* [GOAL]: Transcribe the listing that follows in full, omitting pictures.

* [RECORDS]:

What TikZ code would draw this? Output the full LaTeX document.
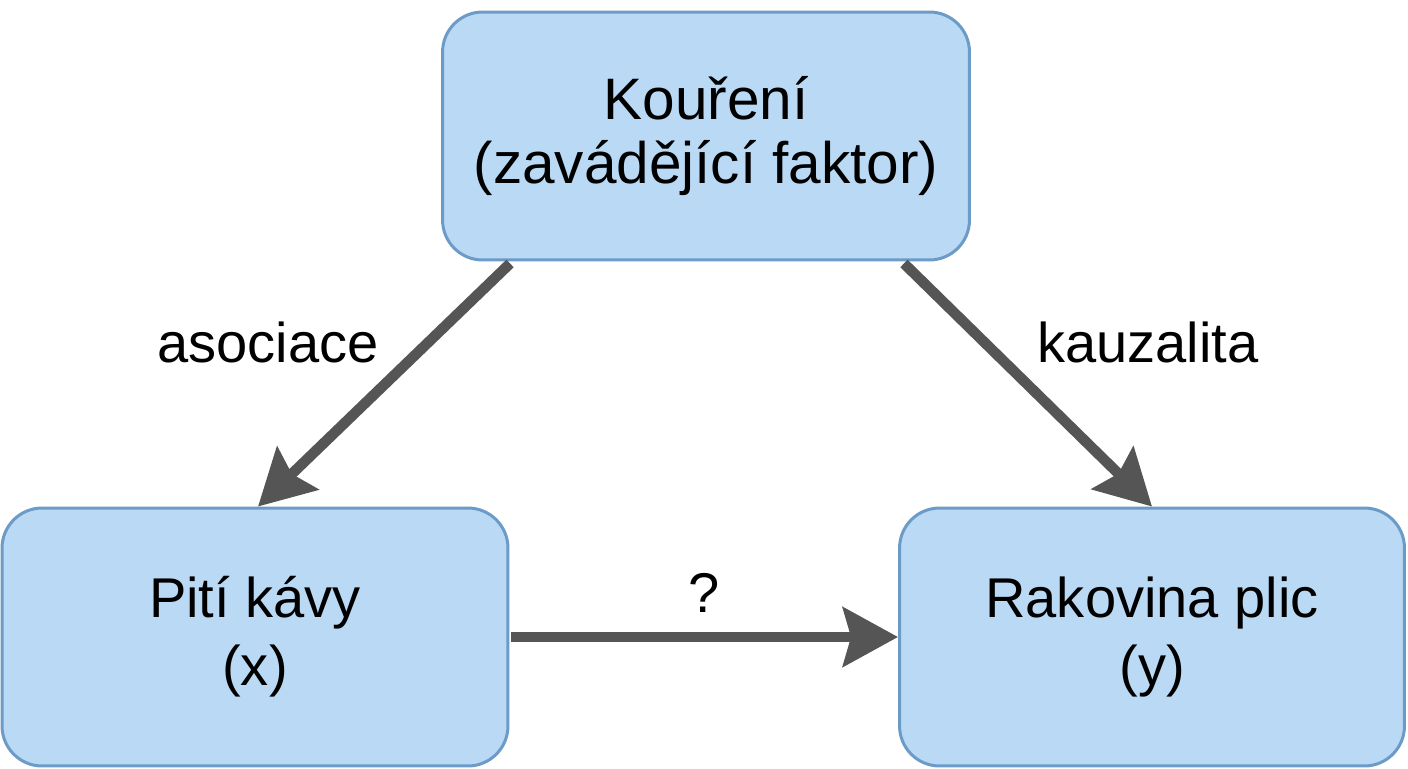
\documentclass[tikz,border=0pt]{standalone}
\usepackage{fontspec}
\setmainfont{Liberation Sans}
\usetikzlibrary{arrows.meta}

\definecolor{boxfill}{HTML}{B9D9F5}
\definecolor{boxline}{HTML}{6B9BC6}
\definecolor{arrowgray}{HTML}{555555}

\tikzset{
  box/.style={draw=boxline, line width=0.06cm, fill=boxfill, rounded corners=0.8cm,
    align=center, font=\fontsize{31.9}{38.7}\selectfont},
  conn/.style={draw=arrowgray, line width=0.21cm,
    -{Stealth[length=1.1cm, width=1.18cm, inset=0.16cm]}},
  lbl/.style={font=\fontsize{31.9}{38.7}\selectfont}
}

\begin{document}
\begin{tikzpicture}[x=0.02cm, y=-0.02cm]
\useasboundingbox (0,0) rectangle (1408,768);

% Boxes
\node[box, minimum width=10.54cm, minimum height=4.96cm, font=\fontsize{33.3}{36.5}\selectfont] (smoke) at (706,136) {Kouření\\(zavádějící faktor)};
\node[box, minimum width=10.12cm, minimum height=5.16cm] (coffee) at (255,637) {Pití kávy\\(x)};
\node[box, minimum width=10.1cm, minimum height=5.16cm] (cancer) at (1152,637) {Rakovina plic\\(y)};

% Arrows
\draw[conn] ([xshift=1.38cm, yshift=-0.04cm]smoke.south west) -- ([xshift=0.06cm]coffee.north);
\draw[conn] ([xshift=-1.34cm, yshift=-0.04cm]smoke.south east) -- (cancer.north);
\draw[conn] ([xshift=0.04cm]coffee.east) -- (cancer.west);

% Labels
\node[lbl] (assoc) at (268,342) {asociace};
\node[lbl] (causal) at (1148,342) {kauzalita};
\node[lbl] (quest) at (704,593) {?};
\end{tikzpicture}
\end{document}
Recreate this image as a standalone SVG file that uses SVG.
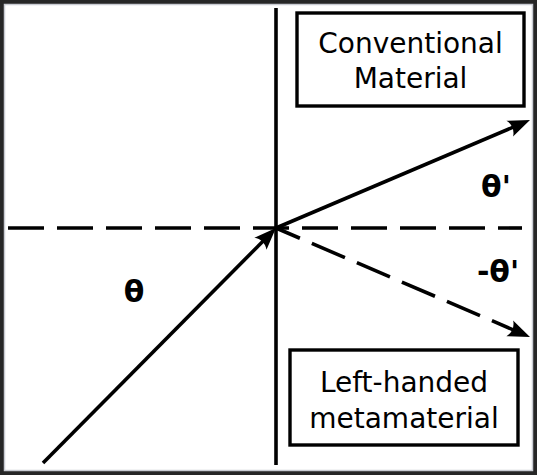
<svg xmlns="http://www.w3.org/2000/svg" width="537" height="475" viewBox="0 0 537 475">
<style>
.ln{stroke:#000;stroke-width:3.6;fill:none}
.dash{stroke-dasharray:36 13}
.box{fill:#fff;stroke:#000;stroke-width:3.4}
.lbl{font-family:"DejaVu Sans",sans-serif;font-size:28px;fill:#000;text-anchor:middle}
.ang{font-family:"DejaVu Sans",sans-serif;font-size:30px;font-weight:bold;fill:#000;text-anchor:middle}
</style>
<defs>
<marker id="ah" markerUnits="userSpaceOnUse" viewBox="-24 -10 26 20" refX="-10" refY="0" markerWidth="26" markerHeight="20" orient="auto">
<path d="M0,0 L-22,-8.5 C-18.2,-3.4 -18.2,3.4 -22,8.5 Z" fill="#000"/>
</marker>
</defs>
<rect x="0" y="0" width="537" height="475" fill="#262626"/>
<rect x="4.5" y="4.5" width="528" height="466" fill="#fff" stroke="#c9ccd3" stroke-width="1.5"/>
<g id="connectors">
<line class="ln" x1="276" y1="8" x2="276" y2="465"/>
<line class="ln dash" x1="8" y1="228" x2="522" y2="228"/>
<line class="ln" x1="43" y1="463" x2="268.9" y2="235.2" marker-end="url(#ah)"/>
<line class="ln" x1="276" y1="228" x2="520.8" y2="123.9" marker-end="url(#ah)"/>
<line class="ln dash" x1="276" y1="228" x2="520.8" y2="333.1" stroke-dashoffset="10" marker-end="url(#ah)"/>
</g>
<g id="conventional">
<rect class="box" x="297" y="13" width="227" height="93"/>
<text class="lbl" x="410.5" y="53">Conventional</text>
<text class="lbl" x="410.5" y="88">Material</text>
</g>
<g id="lefthanded">
<rect class="box" x="290" y="350" width="228" height="95"/>
<text class="lbl" x="404" y="392">Left-handed</text>
<text class="lbl" x="404" y="428">metamaterial</text>
</g>
<g id="theta"><text class="ang" x="134" y="302">θ</text></g>
<g id="thetaprime"><text class="ang" x="496" y="197">θ'</text></g>
<g id="negthetaprime"><text class="ang" x="498" y="282">-θ'</text></g>
</svg>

* [RESULT]:
What TikZ code would draw this? Output the full LaTeX document.
\documentclass[tikz,border=0pt]{standalone}
\usepackage{fontspec}
\setmainfont{Liberation Sans}
\usetikzlibrary{arrows.meta}

\definecolor{boxfill}{HTML}{B9D9F5}
\definecolor{boxline}{HTML}{6B9BC6}
\definecolor{arrowgray}{HTML}{555555}

\tikzset{
  box/.style={draw=boxline, line width=0.06cm, fill=boxfill, rounded corners=0.8cm,
    align=center, font=\fontsize{31.9}{38.7}\selectfont},
  conn/.style={draw=arrowgray, line width=0.21cm,
    -{Stealth[length=1.1cm, width=1.18cm, inset=0.16cm]}},
  lbl/.style={font=\fontsize{31.9}{38.7}\selectfont}
}

\begin{document}
\begin{tikzpicture}[x=0.02cm, y=-0.02cm]
\useasboundingbox (0,0) rectangle (1408,768);

% Boxes
\node[box, minimum width=10.54cm, minimum height=4.96cm, font=\fontsize{33.3}{36.5}\selectfont] (smoke) at (706,136) {Kouření\\(zavádějící faktor)};
\node[box, minimum width=10.12cm, minimum height=5.16cm] (coffee) at (255,637) {Pití kávy\\(x)};
\node[box, minimum width=10.1cm, minimum height=5.16cm] (cancer) at (1152,637) {Rakovina plic\\(y)};

% Arrows
\draw[conn] ([xshift=1.38cm, yshift=-0.04cm]smoke.south west) -- ([xshift=0.06cm]coffee.north);
\draw[conn] ([xshift=-1.34cm, yshift=-0.04cm]smoke.south east) -- (cancer.north);
\draw[conn] ([xshift=0.04cm]coffee.east) -- (cancer.west);

% Labels
\node[lbl] (assoc) at (268,342) {asociace};
\node[lbl] (causal) at (1148,342) {kauzalita};
\node[lbl] (quest) at (704,593) {?};
\end{tikzpicture}
\end{document}
Recreate this image as a standalone SVG file that uses SVG.
<svg xmlns="http://www.w3.org/2000/svg" width="537" height="475" viewBox="0 0 537 475">
<style>
.ln{stroke:#000;stroke-width:3.6;fill:none}
.dash{stroke-dasharray:36 13}
.box{fill:#fff;stroke:#000;stroke-width:3.4}
.lbl{font-family:"DejaVu Sans",sans-serif;font-size:28px;fill:#000;text-anchor:middle}
.ang{font-family:"DejaVu Sans",sans-serif;font-size:30px;font-weight:bold;fill:#000;text-anchor:middle}
</style>
<defs>
<marker id="ah" markerUnits="userSpaceOnUse" viewBox="-24 -10 26 20" refX="-10" refY="0" markerWidth="26" markerHeight="20" orient="auto">
<path d="M0,0 L-22,-8.5 C-18.2,-3.4 -18.2,3.4 -22,8.5 Z" fill="#000"/>
</marker>
</defs>
<rect x="0" y="0" width="537" height="475" fill="#262626"/>
<rect x="4.5" y="4.5" width="528" height="466" fill="#fff" stroke="#c9ccd3" stroke-width="1.5"/>
<g id="connectors">
<line class="ln" x1="276" y1="8" x2="276" y2="465"/>
<line class="ln dash" x1="8" y1="228" x2="522" y2="228"/>
<line class="ln" x1="43" y1="463" x2="268.9" y2="235.2" marker-end="url(#ah)"/>
<line class="ln" x1="276" y1="228" x2="520.8" y2="123.9" marker-end="url(#ah)"/>
<line class="ln dash" x1="276" y1="228" x2="520.8" y2="333.1" stroke-dashoffset="10" marker-end="url(#ah)"/>
</g>
<g id="conventional">
<rect class="box" x="297" y="13" width="227" height="93"/>
<text class="lbl" x="410.5" y="53">Conventional</text>
<text class="lbl" x="410.5" y="88">Material</text>
</g>
<g id="lefthanded">
<rect class="box" x="290" y="350" width="228" height="95"/>
<text class="lbl" x="404" y="392">Left-handed</text>
<text class="lbl" x="404" y="428">metamaterial</text>
</g>
<g id="theta"><text class="ang" x="134" y="302">θ</text></g>
<g id="thetaprime"><text class="ang" x="496" y="197">θ'</text></g>
<g id="negthetaprime"><text class="ang" x="498" y="282">-θ'</text></g>
</svg>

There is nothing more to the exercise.